_EXERCISE DETAILS_: Identify every line containing the word "chart" and reproduce each one.

_RECORDED DATA_:
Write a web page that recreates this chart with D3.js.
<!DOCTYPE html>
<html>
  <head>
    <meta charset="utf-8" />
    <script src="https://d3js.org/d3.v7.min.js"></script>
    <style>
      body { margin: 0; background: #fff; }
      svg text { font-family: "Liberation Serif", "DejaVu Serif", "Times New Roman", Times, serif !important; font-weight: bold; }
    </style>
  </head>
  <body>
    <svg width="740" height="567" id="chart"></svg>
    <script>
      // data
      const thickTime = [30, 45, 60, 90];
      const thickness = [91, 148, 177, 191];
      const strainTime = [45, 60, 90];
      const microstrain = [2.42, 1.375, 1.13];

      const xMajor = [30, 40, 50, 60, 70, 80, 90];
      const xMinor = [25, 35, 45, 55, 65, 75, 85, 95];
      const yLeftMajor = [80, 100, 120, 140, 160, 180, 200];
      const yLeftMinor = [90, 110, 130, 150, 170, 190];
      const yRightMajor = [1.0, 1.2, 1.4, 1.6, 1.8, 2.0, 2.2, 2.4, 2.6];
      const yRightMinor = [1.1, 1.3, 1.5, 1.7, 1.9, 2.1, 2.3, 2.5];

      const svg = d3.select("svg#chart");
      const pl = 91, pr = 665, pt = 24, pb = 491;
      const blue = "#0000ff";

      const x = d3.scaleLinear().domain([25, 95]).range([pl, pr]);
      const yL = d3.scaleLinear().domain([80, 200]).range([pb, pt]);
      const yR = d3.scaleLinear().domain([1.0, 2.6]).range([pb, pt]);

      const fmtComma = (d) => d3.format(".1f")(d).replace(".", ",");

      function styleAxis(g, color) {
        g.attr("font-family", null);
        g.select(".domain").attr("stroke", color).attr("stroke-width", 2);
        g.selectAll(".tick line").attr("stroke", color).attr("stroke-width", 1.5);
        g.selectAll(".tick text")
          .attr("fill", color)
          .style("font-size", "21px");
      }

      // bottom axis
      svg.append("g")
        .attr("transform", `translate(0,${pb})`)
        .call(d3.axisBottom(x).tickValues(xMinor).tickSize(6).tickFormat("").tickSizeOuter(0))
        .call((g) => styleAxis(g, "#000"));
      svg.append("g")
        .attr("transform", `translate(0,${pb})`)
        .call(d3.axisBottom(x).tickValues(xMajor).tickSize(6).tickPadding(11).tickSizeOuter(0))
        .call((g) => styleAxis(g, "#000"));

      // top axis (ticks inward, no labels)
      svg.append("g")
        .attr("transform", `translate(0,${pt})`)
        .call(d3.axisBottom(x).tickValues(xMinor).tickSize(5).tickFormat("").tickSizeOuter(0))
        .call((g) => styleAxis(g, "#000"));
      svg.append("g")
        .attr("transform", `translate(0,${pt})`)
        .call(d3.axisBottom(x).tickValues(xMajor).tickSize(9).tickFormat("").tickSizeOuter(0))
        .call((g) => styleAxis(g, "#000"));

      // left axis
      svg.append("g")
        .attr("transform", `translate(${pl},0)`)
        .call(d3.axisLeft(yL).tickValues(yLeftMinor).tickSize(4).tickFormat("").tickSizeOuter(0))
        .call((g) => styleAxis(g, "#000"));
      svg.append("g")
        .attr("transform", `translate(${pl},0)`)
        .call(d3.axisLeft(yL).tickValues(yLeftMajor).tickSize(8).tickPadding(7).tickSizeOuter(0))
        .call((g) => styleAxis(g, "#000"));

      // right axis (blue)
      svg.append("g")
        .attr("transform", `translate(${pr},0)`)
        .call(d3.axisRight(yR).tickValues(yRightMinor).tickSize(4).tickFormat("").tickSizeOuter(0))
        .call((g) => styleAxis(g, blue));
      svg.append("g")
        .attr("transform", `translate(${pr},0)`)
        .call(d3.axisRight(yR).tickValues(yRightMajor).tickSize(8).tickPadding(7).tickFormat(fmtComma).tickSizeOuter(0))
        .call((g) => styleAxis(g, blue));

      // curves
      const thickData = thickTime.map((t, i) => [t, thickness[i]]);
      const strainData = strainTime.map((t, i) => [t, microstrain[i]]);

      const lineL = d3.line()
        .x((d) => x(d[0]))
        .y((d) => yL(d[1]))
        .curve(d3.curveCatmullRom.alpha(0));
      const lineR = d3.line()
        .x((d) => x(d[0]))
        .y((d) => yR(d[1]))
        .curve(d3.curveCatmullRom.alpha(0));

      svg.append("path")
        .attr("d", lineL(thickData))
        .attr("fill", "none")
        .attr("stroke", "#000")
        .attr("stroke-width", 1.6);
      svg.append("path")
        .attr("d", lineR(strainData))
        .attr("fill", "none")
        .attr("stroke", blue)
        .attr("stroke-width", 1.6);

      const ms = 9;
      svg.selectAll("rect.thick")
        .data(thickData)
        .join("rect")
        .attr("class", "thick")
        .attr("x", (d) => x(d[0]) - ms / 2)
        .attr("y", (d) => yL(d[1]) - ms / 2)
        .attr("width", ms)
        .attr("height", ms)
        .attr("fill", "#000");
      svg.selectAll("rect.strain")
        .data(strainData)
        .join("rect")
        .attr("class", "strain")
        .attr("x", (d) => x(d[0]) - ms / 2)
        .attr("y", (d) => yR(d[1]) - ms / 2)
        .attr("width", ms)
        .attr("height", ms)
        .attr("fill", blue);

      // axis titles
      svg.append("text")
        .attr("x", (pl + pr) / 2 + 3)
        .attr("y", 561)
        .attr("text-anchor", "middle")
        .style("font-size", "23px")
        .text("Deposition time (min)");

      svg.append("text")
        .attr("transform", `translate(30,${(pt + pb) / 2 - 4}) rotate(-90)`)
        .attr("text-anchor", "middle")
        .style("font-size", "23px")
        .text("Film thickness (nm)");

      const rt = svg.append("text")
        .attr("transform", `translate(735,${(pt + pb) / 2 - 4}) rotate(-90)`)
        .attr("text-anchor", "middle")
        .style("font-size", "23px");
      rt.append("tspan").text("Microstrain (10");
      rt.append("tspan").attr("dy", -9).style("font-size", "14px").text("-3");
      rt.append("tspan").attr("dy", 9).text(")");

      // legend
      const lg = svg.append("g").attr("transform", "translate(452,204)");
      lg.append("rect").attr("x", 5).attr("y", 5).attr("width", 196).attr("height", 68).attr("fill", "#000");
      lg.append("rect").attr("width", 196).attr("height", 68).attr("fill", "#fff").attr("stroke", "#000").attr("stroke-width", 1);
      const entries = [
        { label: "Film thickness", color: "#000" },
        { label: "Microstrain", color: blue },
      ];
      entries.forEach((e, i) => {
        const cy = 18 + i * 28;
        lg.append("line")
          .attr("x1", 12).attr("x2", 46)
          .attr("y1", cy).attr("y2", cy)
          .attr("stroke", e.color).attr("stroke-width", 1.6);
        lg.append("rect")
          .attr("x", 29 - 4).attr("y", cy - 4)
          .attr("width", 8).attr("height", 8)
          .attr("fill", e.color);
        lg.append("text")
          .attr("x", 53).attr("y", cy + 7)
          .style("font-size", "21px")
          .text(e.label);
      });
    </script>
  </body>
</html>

==

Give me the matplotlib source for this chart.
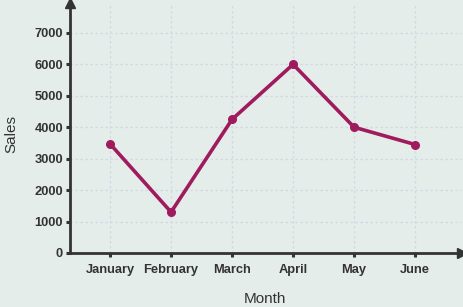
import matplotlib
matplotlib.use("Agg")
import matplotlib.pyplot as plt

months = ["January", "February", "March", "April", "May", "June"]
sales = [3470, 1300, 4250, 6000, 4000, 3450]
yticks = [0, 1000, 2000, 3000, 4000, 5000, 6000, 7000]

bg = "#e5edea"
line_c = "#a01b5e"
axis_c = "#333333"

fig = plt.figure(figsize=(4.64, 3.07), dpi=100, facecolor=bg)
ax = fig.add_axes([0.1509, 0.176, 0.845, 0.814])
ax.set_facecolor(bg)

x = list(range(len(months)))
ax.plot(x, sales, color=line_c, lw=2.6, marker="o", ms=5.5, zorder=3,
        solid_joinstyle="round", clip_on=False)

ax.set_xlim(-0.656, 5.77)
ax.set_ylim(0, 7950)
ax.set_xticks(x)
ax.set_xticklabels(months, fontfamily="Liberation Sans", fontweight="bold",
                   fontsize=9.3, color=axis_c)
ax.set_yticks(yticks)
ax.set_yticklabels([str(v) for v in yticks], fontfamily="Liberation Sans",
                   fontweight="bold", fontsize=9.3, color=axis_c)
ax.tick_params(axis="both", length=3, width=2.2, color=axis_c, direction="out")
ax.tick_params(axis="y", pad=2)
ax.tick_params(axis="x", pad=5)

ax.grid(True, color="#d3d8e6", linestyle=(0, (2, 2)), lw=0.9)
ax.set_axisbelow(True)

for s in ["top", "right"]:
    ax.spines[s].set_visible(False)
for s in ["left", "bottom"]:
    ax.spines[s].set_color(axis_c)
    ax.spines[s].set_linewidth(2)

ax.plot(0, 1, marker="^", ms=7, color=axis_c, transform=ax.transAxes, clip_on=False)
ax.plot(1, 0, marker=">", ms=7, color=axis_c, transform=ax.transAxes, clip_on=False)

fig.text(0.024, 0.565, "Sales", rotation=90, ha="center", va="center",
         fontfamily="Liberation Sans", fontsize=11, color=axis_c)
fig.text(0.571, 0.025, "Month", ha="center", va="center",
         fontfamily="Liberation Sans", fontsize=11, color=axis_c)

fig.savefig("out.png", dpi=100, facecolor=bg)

_THE REPLY_:
Write a web page that recreates this chart with D3.js.
    <svg width="740" height="567" id="chart"></svg>
      const svg = d3.select("svg#chart");
Give me the matplotlib source for this chart.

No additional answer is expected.